In San Francisco, Poor Families Will Get Help Paying For Diapers

CREDIT: SHUTTERSTOCK
CREDIT: SHUTTERSTOCK

Come November 1, San Francisco will be the first city in the country to operate a program that distributes diapers to low-income families who struggle to afford them.

The city will give diapers to families who already receive welfare benefits through the state CalWORKS program. The city has awarded a grant to Help a Mother Out, which partners with social service providers across California to distribute diapers to families in need, to establish and operate the diaper bank. While it’s currently in a pilot stage, serving 257 families, it will go into full operation at the beginning of November and eventually reach about 1,300 families with children under three years old at a cost of $479,000 a year.

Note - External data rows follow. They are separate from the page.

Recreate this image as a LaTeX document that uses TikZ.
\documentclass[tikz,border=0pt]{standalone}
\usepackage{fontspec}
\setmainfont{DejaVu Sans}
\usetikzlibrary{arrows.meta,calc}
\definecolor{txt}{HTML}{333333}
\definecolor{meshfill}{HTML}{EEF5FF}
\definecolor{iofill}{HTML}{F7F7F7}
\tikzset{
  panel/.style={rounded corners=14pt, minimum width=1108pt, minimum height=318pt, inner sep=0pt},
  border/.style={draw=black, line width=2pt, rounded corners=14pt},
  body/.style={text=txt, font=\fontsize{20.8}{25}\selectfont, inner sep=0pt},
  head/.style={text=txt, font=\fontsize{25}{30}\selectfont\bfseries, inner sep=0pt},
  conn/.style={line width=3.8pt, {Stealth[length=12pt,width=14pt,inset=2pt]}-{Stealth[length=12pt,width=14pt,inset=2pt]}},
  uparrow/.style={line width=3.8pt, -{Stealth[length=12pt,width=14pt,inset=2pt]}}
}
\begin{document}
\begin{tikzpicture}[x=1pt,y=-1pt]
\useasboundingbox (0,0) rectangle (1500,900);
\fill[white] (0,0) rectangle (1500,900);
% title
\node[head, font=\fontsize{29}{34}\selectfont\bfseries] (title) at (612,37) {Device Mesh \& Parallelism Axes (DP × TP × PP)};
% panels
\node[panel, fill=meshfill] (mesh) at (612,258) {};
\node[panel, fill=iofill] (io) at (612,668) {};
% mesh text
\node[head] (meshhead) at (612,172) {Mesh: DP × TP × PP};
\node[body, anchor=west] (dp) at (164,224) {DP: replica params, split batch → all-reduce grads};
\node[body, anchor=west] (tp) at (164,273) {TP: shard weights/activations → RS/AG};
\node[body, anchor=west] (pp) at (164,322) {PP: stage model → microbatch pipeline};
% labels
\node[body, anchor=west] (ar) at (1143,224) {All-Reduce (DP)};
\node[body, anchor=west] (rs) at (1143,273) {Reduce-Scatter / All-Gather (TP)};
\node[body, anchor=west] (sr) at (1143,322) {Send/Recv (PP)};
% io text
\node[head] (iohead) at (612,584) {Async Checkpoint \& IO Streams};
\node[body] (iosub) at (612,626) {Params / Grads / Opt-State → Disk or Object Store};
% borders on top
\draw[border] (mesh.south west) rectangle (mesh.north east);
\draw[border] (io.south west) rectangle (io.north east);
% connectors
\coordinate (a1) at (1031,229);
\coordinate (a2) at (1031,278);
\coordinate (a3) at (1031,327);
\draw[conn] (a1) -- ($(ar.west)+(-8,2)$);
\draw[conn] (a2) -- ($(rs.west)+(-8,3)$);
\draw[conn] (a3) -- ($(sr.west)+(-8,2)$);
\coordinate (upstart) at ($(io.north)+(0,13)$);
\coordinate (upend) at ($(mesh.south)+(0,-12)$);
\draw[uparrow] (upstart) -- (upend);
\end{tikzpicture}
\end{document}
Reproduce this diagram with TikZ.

According to an earlier report commissioned by the San Francisco Human Services Agency, a single parent working a full-time minimum wage job will spend 8 percent of her annual income, or about $1,872, on diapers a year. It’s a challenge that faces many families: nationally, an adequate supply of diapers costs $936 per child a year, which will eat up more than 6 percent of income for a single parent making minimum wage.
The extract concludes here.